We are studying the data from our implementation to understand the following issues:

(A) How accurate and complete is the static analysis conducted by state-of-the-art reverse engineering tools, like Ghidra, with and without program symbol information? We have generated our own test cases (over 60 small programs), and are using programs from the SARD-81 and SARD-89 test suites (NIST Juliet test suite for C/C++; for this analysis. SARD-81 has 5 cases with buffer overflows. SARD-89 suite has 291 test sets, each a combination of cases with and without buffer overflows (1164 cases in total). These test cases manifest common memory vulnerabilities including CWE-119 and CWE-121. For each test case, we use Ghidra to reverse engineer the binary executable and generate information that is needed for Pin to implement SoftBound at run-time. While this setup works as intended for a majority of our test cases, it fails to correctly detects the buffer overflow vulnerability in several cases. We are currently analyzing this data to, (a) know if the issues are fundamental or due to a lack of the best algorithms in Ghidra, (b) compare analysis conducted by Ghidra to the best algorithms proposed in the research literature, and (c) compare analysis performed by Ghidra with other reverse engineering frameworks, like Angr, BAP, and Binary Ninja.

(B) Compare the overhead of our approach. Most of the heavy-lifting for our technique occurs before program execution. For small programs, like those in the SARD test suites, the primary overhead is due to Pin startup. We are setting up the SPEC 2017 benchmarks to study the overhead for standard programs.

In the future, we will continue to study and understand the reasons when Ghidra is unable to adequately reverse engineer necessary program information, develop techniques to resolve these issues so our defence works in all cases, and reduce runt-ime overhead of binary-level client-side defense techniques.

2. Framework to determine the security level of a given binary executable:

For this thrust we are exploring a fundamental question, how can we assess if a given binary program is susceptible to certain classes of attacks? We are exploring mechanisms based on signature/code-pattern detection in the static binary code and orchestrating attacks (using the Pin instrumentation engine) at execution-time that would be caught by a defense, if it was implemented.

We selected the "stack canary" defense (as generated by the GCC -fstack-protector flag) as a case study. We had implemented a signature based method that checks the static binary code to detect code patterns to determine if the binary has implemented this defense in the previous quarter. We are still in the process of building an automated strategy to orchestrate a buffer overflow attack on any binary that would trigger the stack protection check, if present in the binary. Triggering of the defense confirms its presence.
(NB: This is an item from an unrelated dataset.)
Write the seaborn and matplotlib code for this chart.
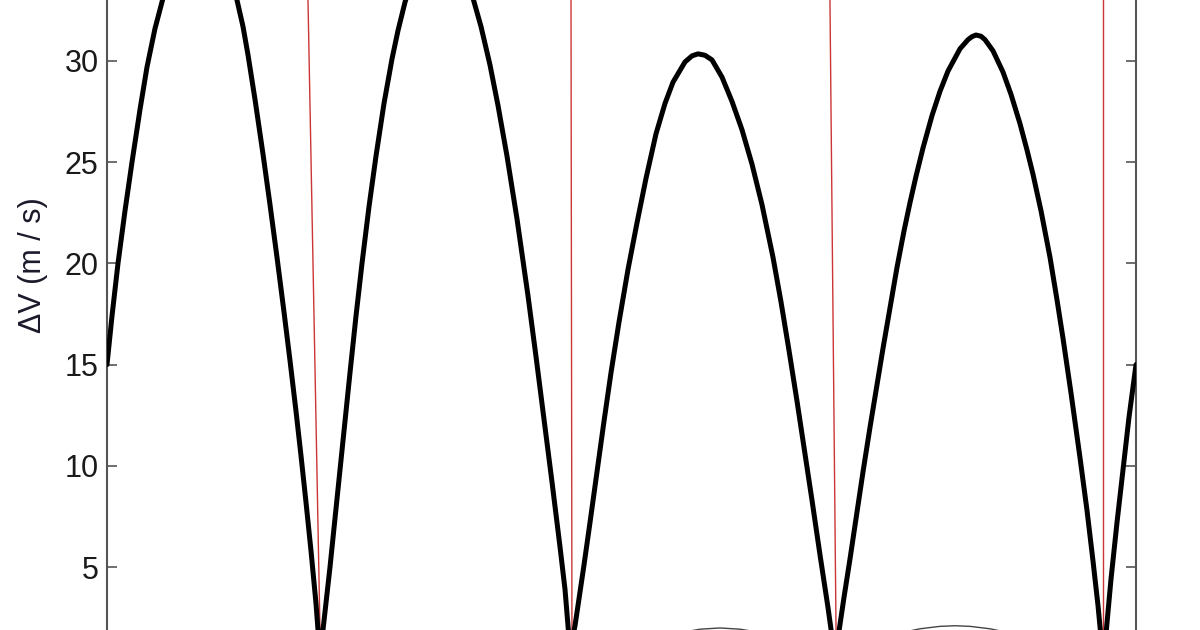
import matplotlib
matplotlib.use("Agg")
import matplotlib.pyplot as plt
import numpy as np
import pandas as pd
import seaborn as sns

# main delta-V curve (thick black), t = position along the x axis
dv_t = [0, 5, 11, 18, 25, 33, 40, 48, 56, 68, 81, 93, 105, 118, 130, 136, 141, 148,
        156, 163, 170, 177, 183, 189, 194, 199, 204, 209, 213,
        216, 223, 228, 233, 238, 243, 249, 255, 262, 269, 277, 285, 291, 298, 308,
        320, 332, 344, 355, 366, 374, 383, 391, 400, 410, 421, 429, 436, 445, 453,
        458, 463,
        468, 477, 483, 490, 497, 504, 512, 521, 530, 539, 549, 558, 566, 578, 585,
        591, 598, 605, 615, 625, 635, 645, 655, 666, 674, 682, 690, 698, 705, 713,
        721, 728,
        731, 737, 743, 750, 756, 763, 770, 776, 783, 790, 797, 803, 809, 816, 825,
        833, 841, 853, 861, 865, 869, 874, 878, 886, 896, 904, 913, 920, 926, 934,
        943, 950, 956, 964, 973, 980, 986, 991, 996,
        999, 1004, 1010, 1016, 1022, 1029]
dv_val = [15.0, 17.4, 20.0, 22.6, 25.0, 27.6, 29.7, 31.6, 33.1, 34.9, 36.0, 36.4, 36.0, 34.9,
          33.0, 31.7, 30.3, 28.1, 25.4, 22.9, 20.3, 17.6, 15.2, 12.7, 10.5, 8.2, 5.8, 3.2, 0.6,
          1.9, 5.0, 7.4, 9.8, 12.2, 14.6, 17.4, 20.0, 22.8, 25.3, 27.9, 30.1, 31.5, 32.9, 34.5,
          35.5, 35.8, 35.5, 34.6, 33.1, 31.7, 29.8, 27.8, 25.3, 22.2, 18.4, 15.4, 12.7, 9.2, 6.0,
          3.9, 0.9,
          2.1, 5.1, 7.2, 9.7, 12.2, 14.6, 17.1, 19.7, 22.0, 24.2, 26.4, 27.9, 28.95, 29.95, 30.25,
          30.35, 30.28, 30.05, 29.2, 28.0, 26.6, 24.9, 22.9, 20.3, 18.1, 15.7, 13.2, 10.6, 8.3, 5.6,
          3.0, 0.5,
          1.5, 3.5, 5.4, 7.7, 9.7, 11.9, 14.0, 15.8, 17.8, 19.8, 21.6, 23.0, 24.3, 25.7, 27.3,
          28.5, 29.5, 30.6, 31.05, 31.2, 31.28, 31.22, 31.05, 30.5, 29.45, 28.35, 26.9, 25.6, 24.4, 22.6,
          20.3, 18.2, 16.3, 13.6, 10.4, 7.8, 5.3, 3.1, 0.5,
          1.7, 4.4, 7.2, 9.8, 12.4, 15.0]

# faint secondary curve, only its crests show at the bottom
thin_a_t = [553, 573, 593, 613, 633, 653, 673]
thin_a_val = [1.45, 1.75, 1.93, 1.99, 1.93, 1.77, 1.45]
thin_b_t = [793, 813, 833, 848, 863, 883, 903]
thin_b_val = [1.74, 1.95, 2.07, 2.10, 2.07, 1.95, 1.74]

# red marker lines (slightly slanted): t at dV=40 and at dV=0
red_t_hi = [198.3, 463.8, 721.6, 996.0]
red_t_lo = [213.7, 465.0, 729.4, 996.0]
red_dv = [40, 0]

yticks = [5, 10, 15, 20, 25, 30]

sns.set_theme(style="white")
plt.rcParams["font.family"] = ["Liberation Sans", "DejaVu Sans"]

fig = plt.figure(figsize=(12, 6.3), dpi=100)
ax = fig.add_axes([107 / 1200, 0, 1029 / 1200, 1])

for hi, lo in zip(red_t_hi, red_t_lo):
    ax.plot([hi, lo], red_dv, color="#cc3535", lw=1.0, zorder=1)

sns.lineplot(x=thin_a_t, y=thin_a_val, ax=ax, color="#444444", linewidth=1.0)
sns.lineplot(x=thin_b_t, y=thin_b_val, ax=ax, color="#444444", linewidth=1.0)
sns.lineplot(x=dv_t, y=dv_val, ax=ax, color="black", linewidth=3.6, zorder=3,
             solid_joinstyle="round")

ax.set_xlim(0, 1029)
ax.set_ylim(1.89, 33.01)
ax.set_xticks([])
ax.set_yticks(yticks)
ax.set_yticklabels([str(v) for v in yticks])
ax.tick_params(axis="y", direction="in", length=7, width=1.2, color="#555555",
               left=True, right=True, labelsize=22, pad=6, labelcolor="#1a1a1a")
for side in ["top", "bottom"]:
    ax.spines[side].set_visible(False)
for side in ["left", "right"]:
    ax.spines[side].set_color("#555555")
    ax.spines[side].set_linewidth(1.5)

ax.set_xlabel("")
ax.set_ylabel("ΔV (m / s)", fontsize=22, color="#1a1a2a")
ax.yaxis.set_label_coords(-0.057, 0.579)

fig.savefig("out.png", dpi=100)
We found that the Pin tool does not provide a flexible way to update program data (register and memory values) and instructions at run-time. Consequently, we switched to the DynamoRio dynamic binary translator, and are having better success in developing our set of techniques to simulate attacks by changing program values at run-time (as could be done in a real attack), and checking if there is code in the binary to detect such attacks.

3. Framework to reduce run-time overhead or our technique.

This project has a subcontract with the University of Tennessee, which is now active. Dr. Michael Jantz is the PI at UT. Dr. Jantz and his team have been developing a custom binary instrumentation tool to reduce the execution time overhead of analyzing and performing security checks in programs where source code is not available. For a given executable file, the tool accepts a static set of binary instructions to instrument. At program startup, but prior to executing the initial program routine (i.e., main), the tool inserts the instrumentation at each selected instruction. In contrast to standard binary instrumentation tools, such as the Intel Pin framework, this tool inserts instrumentation directly into the original copy of the program text in memory, and does not create an instrumented version of the code in a separate code cache. As a result, execution time costs associated with dynamic binary instrumentation are substantially reduced.

Dr. Jantz and his team have developed a prototype version of this tool and have used it to instrument the entire set of memory instructions in a small set of custom programs. They are currently validating its correctness and performance on a larger set of standard benchmark programs (SPEC CPU 2017). When the implementation is complete and has been validated, they will adapt it for use with the dynamic security instrumentation that has been developed at KU, and evaluate the performance of this approach compared to instrumentation with the standard Pin framework.